Expansion of health insurance premiums paid deduction clears House, dies in the Senate

Expansion of Alabama’s income tax deduction for health insurance premiums paid gained House approval in late April, but the Senate Finance and Taxation Committee never considered it. The legislation’s goal was to encourage more small businesses to provide health insurance for their employees.

The Alabama House approved HB273 by Rep. Jamie Kiel, R-Russellville on April 27. The author of a similar Senate bill withdrew it from committee consideration the same week.

The expanded deduction under Kiel’s bill would have ended Dec. 31, 2028, or whenever total deductions claimed topped $10 million annually.

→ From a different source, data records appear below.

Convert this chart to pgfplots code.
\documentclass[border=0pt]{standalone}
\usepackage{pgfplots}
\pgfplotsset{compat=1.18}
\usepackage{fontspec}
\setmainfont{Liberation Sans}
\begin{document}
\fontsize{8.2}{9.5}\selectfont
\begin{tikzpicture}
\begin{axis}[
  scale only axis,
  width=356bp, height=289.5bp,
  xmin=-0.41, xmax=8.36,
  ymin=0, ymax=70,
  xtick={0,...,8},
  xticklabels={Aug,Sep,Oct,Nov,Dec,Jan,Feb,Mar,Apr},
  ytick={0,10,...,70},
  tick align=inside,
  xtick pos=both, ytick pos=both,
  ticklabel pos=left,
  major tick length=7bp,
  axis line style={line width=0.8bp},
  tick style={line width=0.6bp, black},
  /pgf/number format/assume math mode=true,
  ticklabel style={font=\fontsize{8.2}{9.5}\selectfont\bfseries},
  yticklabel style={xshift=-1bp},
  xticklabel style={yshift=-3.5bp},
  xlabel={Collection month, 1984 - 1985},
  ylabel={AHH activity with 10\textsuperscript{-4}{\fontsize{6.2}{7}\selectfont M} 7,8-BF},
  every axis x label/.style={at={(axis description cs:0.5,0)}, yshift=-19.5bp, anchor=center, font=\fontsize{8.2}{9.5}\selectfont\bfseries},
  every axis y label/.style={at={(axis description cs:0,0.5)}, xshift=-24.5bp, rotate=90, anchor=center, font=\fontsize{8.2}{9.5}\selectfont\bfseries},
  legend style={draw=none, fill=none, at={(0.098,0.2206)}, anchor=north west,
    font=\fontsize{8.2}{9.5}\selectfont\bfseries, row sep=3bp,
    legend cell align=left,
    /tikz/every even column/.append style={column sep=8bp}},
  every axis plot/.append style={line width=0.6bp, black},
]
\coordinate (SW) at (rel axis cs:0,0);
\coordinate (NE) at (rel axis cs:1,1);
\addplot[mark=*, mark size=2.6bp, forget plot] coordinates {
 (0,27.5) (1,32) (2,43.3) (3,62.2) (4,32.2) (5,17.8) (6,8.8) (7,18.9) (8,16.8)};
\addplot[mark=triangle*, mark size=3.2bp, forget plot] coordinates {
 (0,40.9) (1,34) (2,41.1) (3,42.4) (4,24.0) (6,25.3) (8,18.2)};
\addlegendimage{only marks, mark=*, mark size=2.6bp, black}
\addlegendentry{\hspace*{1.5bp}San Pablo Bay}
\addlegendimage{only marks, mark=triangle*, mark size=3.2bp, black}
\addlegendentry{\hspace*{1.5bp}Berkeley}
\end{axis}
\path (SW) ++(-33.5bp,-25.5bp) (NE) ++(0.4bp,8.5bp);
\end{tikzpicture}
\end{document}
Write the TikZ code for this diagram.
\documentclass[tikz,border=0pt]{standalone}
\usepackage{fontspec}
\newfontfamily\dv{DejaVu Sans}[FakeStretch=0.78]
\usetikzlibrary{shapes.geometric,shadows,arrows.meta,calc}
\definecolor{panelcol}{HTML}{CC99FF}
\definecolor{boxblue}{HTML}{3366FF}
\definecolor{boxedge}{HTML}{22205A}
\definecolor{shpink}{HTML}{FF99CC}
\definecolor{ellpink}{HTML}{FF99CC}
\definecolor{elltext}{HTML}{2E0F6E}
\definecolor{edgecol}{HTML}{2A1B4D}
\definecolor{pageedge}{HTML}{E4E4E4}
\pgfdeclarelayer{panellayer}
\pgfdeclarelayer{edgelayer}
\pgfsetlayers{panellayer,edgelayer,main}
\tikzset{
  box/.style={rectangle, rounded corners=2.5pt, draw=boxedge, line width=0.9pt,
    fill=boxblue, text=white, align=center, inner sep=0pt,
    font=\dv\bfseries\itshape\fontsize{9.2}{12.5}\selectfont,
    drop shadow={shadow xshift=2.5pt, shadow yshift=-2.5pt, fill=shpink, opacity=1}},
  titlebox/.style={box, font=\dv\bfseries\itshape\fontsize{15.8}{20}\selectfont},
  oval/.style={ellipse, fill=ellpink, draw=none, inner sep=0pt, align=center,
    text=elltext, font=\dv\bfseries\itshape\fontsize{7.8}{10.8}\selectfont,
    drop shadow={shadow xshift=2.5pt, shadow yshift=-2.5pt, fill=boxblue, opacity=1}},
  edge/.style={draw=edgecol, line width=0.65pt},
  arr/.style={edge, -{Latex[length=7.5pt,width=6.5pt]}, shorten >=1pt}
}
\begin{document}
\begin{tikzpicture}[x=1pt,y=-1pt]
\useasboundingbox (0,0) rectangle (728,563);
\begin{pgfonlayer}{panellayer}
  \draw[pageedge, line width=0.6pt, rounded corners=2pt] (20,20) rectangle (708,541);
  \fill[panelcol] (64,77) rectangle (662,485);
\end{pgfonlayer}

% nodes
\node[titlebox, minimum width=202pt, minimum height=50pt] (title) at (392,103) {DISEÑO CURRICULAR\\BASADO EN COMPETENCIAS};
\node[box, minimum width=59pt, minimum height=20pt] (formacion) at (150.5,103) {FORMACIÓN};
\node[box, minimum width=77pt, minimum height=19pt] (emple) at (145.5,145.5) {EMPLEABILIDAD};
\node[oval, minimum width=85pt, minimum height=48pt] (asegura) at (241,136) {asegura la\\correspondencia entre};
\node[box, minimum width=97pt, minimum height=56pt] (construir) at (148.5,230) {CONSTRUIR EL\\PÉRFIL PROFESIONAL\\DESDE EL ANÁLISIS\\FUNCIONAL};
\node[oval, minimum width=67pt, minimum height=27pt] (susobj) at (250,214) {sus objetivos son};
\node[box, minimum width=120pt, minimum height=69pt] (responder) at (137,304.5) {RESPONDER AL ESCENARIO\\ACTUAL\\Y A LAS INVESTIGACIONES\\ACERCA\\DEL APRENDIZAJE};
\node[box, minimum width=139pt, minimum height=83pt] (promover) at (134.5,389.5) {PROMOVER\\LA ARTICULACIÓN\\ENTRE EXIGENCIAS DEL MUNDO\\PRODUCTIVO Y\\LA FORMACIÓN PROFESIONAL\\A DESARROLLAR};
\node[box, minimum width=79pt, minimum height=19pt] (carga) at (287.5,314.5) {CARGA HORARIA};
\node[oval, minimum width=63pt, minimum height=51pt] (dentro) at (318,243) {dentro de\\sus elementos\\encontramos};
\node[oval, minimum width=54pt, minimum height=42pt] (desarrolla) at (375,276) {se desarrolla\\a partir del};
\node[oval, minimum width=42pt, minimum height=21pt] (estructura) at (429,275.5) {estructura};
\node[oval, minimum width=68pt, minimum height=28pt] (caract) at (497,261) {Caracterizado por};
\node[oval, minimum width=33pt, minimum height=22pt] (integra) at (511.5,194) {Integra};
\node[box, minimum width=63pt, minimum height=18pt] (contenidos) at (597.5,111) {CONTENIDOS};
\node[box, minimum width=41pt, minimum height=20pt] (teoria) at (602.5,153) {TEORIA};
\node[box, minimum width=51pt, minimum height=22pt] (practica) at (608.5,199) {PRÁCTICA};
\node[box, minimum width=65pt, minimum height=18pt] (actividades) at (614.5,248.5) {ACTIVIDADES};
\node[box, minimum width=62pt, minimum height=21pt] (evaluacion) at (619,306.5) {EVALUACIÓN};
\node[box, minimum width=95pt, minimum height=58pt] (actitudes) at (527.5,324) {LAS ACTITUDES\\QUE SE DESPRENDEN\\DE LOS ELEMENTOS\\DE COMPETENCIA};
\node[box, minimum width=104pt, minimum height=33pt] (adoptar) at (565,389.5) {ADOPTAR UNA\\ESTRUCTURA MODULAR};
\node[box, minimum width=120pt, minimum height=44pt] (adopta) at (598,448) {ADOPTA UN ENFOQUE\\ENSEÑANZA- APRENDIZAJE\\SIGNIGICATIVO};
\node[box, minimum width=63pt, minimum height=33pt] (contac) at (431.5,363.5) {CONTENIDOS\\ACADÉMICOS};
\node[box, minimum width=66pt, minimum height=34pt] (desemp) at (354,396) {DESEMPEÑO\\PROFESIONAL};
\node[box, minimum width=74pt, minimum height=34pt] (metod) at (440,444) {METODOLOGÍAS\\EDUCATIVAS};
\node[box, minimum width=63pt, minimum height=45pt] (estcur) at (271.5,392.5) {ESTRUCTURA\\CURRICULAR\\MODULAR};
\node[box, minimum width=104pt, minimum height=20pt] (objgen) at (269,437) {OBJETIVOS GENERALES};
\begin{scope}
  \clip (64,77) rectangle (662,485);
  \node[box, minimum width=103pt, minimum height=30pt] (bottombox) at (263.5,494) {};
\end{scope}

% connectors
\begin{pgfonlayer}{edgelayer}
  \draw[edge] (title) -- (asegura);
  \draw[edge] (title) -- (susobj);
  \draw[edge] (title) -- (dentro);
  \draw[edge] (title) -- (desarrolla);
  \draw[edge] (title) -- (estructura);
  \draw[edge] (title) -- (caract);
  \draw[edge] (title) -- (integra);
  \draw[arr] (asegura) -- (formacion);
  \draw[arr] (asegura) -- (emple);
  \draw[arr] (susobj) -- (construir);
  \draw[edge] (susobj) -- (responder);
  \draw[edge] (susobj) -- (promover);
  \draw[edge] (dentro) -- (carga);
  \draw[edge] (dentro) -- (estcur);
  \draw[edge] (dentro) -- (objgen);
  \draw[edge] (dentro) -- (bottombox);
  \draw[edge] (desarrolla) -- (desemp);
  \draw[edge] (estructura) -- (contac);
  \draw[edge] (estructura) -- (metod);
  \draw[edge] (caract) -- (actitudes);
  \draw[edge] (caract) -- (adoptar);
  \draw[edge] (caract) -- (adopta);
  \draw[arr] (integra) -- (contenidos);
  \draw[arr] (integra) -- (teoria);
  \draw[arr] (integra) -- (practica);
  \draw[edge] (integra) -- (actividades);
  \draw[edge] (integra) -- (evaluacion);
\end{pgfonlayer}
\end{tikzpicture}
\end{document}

The deduction would have applied to those who report $75,000 or less in adjusted gross income on their Alabama individual income tax return ($150,000 if married filing jointly) for the applicable year and work for qualifying employers with fewer than 50 employees.

Currently, a qualifying employee is one who makes $50,000 or less and works for a qualifying employer with fewer than 25 employees.

The legislation would have allowed both qualifying employees and employers to deduct 100% of the amounts they pay as health insurance premiums in connection with an employer-provided health insurance plan.

Sen. Arthur Orr, R-Decatur, introduced similar legislation, SB102, which specified that the tax credits could not exceed $5 million annually and would only be effective for four years (2024-2028).  Orr, who chairs the education budget committee, withdrew his bill from consideration after introduction of a bill to phase out a portion of the state’s sales tax on food.

The states’ current income deduction for health insurance premiums paid was enacted in 2011.